I have a hard time trusting technology companies. That doesn’t mean, mind you, that I trust Congress. It’s just that we’re conditioned to distrust the people we inevitably elect. Tech firms, by contrast, are more often the objects of our praise and wonder. They’re supposed to be on our side. But the difference between the rhetoric of tech giants and its supporters as both protest SOPA, the Stop Online Piracy Act, has introduced a nuance that calls that praise into question.
Big internet is concerned that the bill’s creators don’t understand the “architecture of the internet” enough to anticipate the implications of the legislation. People like you and me, who use Google, Wikipedia, Reddit, Facebook, Twitter, YouTube, and so on, have begun to paint SOPA in the image of young versus old. Between us of the Internet Generation, and them, the other who cannot, for the life of them figure out how to “get on the Facebook.” It’s our generation that re-framed SOPA as the Stupid Old People Act.

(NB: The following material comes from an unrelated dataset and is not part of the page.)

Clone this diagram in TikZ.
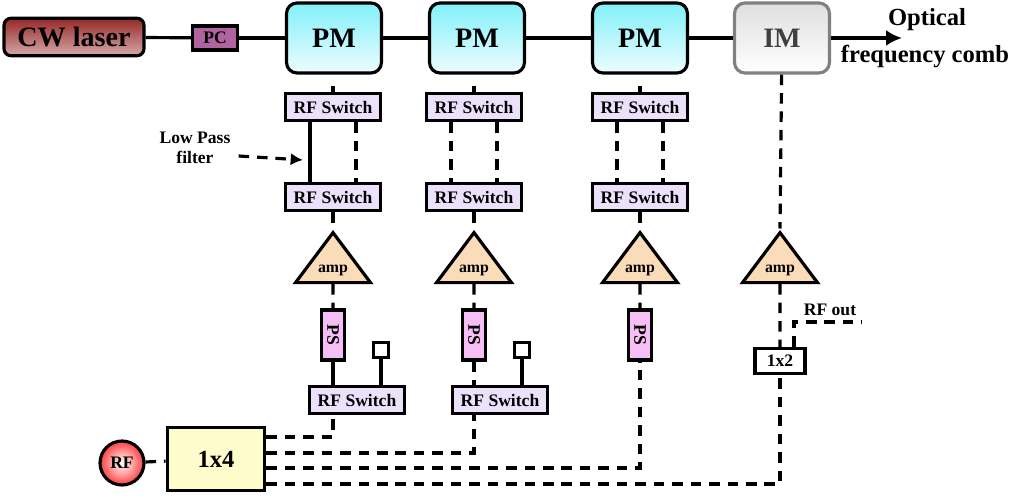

That discursive split between tech giants and the Internet Generation is not so much about corporate politeness as it is indicative of an ominous dichotomy between the two. Tech giants aren’t really against the aged — they’re opposed to those who don’t understand their craft getting in the way of it.
It is we (who put the “us” in “users”) who are including ourselves among those in league with tech giants. Some of us are accomplishing this by way of explicit technopeagentry, whereupon we brand ourselves with gadgets. Some of us are trying to learn the levers of the platforms we adore. In this latter group, over 300,000 people in the first seven days of the New Year signed up for the start-up CodeAcademy’s computer programming lessons. If these companies are the architects of the internet, I’m afraid there’s a cult of exclusivity growing among those who hold the blueprints.
Take Google. While they’ve done their part to index and open the internet as a searchable reference, the company is famous for a strong insider-outsider culture. Ex-Google engineer Douwe Osinga wrote last year that internally, most information is open-access. When you leave, though, it’s a bit like leaving a “walled garden.”
Another undercovered story in the tech world this week peered into the elusive world of Apple through the eyes of Fortune Magazine editor Adam Lashinsky. He compares the company to a terrorist cell for the way it operates on a need-to-know basis. Among other leaks, he writes that Apple holds secret meetings, locks are frequently changed, windows are painted over in black and undercover company spies stake out in nearby bars to sniff out loose lips.
I’m as opposed to SOPA and PIPA as the next Facebook worm or Twitter twit, but I think there’s reason to pause when any powerful group begins to cloister itself. Tech giants are on our side today because we’re a mobile base of political support. The trouble here is that I don’t know what to do to push back when their interests and our interests are no longer the same.
For example, Google’s secrecy takes a turn for the awkward when you learn that Google and the CIA jointly funded a firm that believes it can predict the future, or that Google has built and sold to the national intelligence agencies the infrastructure they use for indexing information. This makes you wonder who Google’s “don’t be evil” motto is directed toward.
Since the beginning of the new year, Facebook has been demoing a new development that brings advertising into the main newsfeed section as “Sponsored Stories” — as if the advertisements were coming from our friends. As with all previous changes, Zuckerberg and Co. got a lot of heat for the implement. But just like all other the other changes Facebook makes, it’s probably here to stay.
What do you do when the user becomes the used?